To find $$\frac{\partial^2 Q}{\partial s \partial r}$$, we differentiate the first partial derivative $$\frac{\partial Q}{\partial r}$$ with respect to s.
We found $$\frac{\partial Q}{\partial r} = \frac{1}{s}$$, which can be written as $$s^{-1}$$.
Differentiating $$s^{-1}$$ with respect to s:
$$\frac{\partial^2 Q}{\partial s \partial r} = \frac{\partial}{\partial s} (s^{-1})$$
$$\frac{\partial^2 Q}{\partial s \partial r} = -1 \cdot s^{-1-1} = -s^{-2} = -\frac{1}{s^2}$$

**step7** Finding the second partial derivative $$\frac{\partial^2 Q}{\partial r \partial s}$$

To find $$\frac{\partial^2 Q}{\partial r \partial s}$$, we differentiate the first partial derivative $$\frac{\partial Q}{\partial s}$$ with respect to r.
We found $$\frac{\partial Q}{\partial s} = -\frac{r}{s^2}$$.

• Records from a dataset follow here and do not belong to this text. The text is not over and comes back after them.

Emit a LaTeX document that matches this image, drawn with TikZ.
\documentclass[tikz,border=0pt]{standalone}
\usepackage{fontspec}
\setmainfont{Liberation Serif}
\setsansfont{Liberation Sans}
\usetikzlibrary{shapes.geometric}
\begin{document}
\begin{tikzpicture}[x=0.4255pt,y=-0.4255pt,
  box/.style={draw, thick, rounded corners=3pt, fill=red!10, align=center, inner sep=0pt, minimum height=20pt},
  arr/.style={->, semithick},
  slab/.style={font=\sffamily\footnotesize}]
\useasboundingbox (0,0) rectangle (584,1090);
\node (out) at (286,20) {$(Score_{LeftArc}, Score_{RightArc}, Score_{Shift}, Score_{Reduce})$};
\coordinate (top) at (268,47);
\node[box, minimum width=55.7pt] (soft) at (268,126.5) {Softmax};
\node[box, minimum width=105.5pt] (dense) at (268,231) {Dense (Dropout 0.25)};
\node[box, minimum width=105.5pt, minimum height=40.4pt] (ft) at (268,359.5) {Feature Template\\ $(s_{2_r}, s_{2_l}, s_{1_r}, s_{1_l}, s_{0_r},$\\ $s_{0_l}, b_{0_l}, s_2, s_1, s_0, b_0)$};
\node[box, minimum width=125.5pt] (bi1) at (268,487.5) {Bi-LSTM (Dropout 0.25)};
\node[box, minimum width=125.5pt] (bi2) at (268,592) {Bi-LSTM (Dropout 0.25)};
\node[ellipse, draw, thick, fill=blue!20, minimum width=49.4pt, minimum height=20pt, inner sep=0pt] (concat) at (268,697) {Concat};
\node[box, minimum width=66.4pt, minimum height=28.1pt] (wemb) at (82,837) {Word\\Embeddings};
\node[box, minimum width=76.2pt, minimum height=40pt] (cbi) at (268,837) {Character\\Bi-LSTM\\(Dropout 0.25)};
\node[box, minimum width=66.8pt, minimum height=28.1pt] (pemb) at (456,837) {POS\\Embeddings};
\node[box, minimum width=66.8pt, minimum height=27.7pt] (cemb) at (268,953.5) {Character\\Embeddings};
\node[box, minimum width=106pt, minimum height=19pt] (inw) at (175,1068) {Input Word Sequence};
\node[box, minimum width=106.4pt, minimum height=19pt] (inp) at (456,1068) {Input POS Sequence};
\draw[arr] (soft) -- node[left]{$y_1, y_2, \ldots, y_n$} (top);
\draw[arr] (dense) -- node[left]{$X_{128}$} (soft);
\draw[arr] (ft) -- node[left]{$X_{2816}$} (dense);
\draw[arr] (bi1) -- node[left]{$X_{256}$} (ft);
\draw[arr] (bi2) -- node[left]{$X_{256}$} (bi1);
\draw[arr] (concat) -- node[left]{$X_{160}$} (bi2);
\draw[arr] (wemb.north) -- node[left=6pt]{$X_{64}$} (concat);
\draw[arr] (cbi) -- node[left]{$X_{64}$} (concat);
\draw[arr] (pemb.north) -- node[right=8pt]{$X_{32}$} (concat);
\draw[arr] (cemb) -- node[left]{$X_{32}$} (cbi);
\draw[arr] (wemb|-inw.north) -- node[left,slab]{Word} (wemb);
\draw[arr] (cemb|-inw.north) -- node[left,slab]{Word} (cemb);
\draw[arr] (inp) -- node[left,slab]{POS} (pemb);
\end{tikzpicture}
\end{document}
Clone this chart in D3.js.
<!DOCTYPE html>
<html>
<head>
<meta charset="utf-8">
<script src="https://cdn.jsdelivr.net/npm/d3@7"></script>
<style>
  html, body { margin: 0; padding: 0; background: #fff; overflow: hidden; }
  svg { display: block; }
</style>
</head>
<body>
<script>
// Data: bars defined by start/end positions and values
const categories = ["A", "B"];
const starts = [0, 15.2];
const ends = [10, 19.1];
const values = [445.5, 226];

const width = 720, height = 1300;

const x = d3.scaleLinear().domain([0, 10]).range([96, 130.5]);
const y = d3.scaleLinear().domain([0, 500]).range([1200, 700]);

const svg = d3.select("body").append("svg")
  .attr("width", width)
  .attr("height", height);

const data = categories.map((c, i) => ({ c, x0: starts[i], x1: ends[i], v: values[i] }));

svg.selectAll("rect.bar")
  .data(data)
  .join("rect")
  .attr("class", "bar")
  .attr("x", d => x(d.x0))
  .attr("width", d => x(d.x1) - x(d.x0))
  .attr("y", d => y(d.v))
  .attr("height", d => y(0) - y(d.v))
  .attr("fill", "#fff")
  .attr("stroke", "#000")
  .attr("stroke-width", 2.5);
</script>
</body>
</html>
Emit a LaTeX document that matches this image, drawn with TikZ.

Differentiating $$-\frac{r}{s^2}$$ with respect to r:
$$\frac{\partial^2 Q}{\partial r \partial s} = \frac{\partial}{\partial r} \left(-\frac{r}{s^2}\right)$$
Treating $$\frac{1}{s^2}$$ as a constant:
$$\frac{\partial^2 Q}{\partial r \partial s} = -\frac{1}{s^2} \cdot \frac{\partial}{\partial r} (r)$$
$$\frac{\partial^2 Q}{\partial r \partial s} = -\frac{1}{s^2} \cdot 1 = -\frac{1}{s^2}$$
As expected by Clairaut's Theorem, the mixed partial derivatives $$\frac{\partial^2 Q}{\partial s \partial r}$$ and $$\frac{\partial^2 Q}{\partial r \partial s}$$ are equal for this function.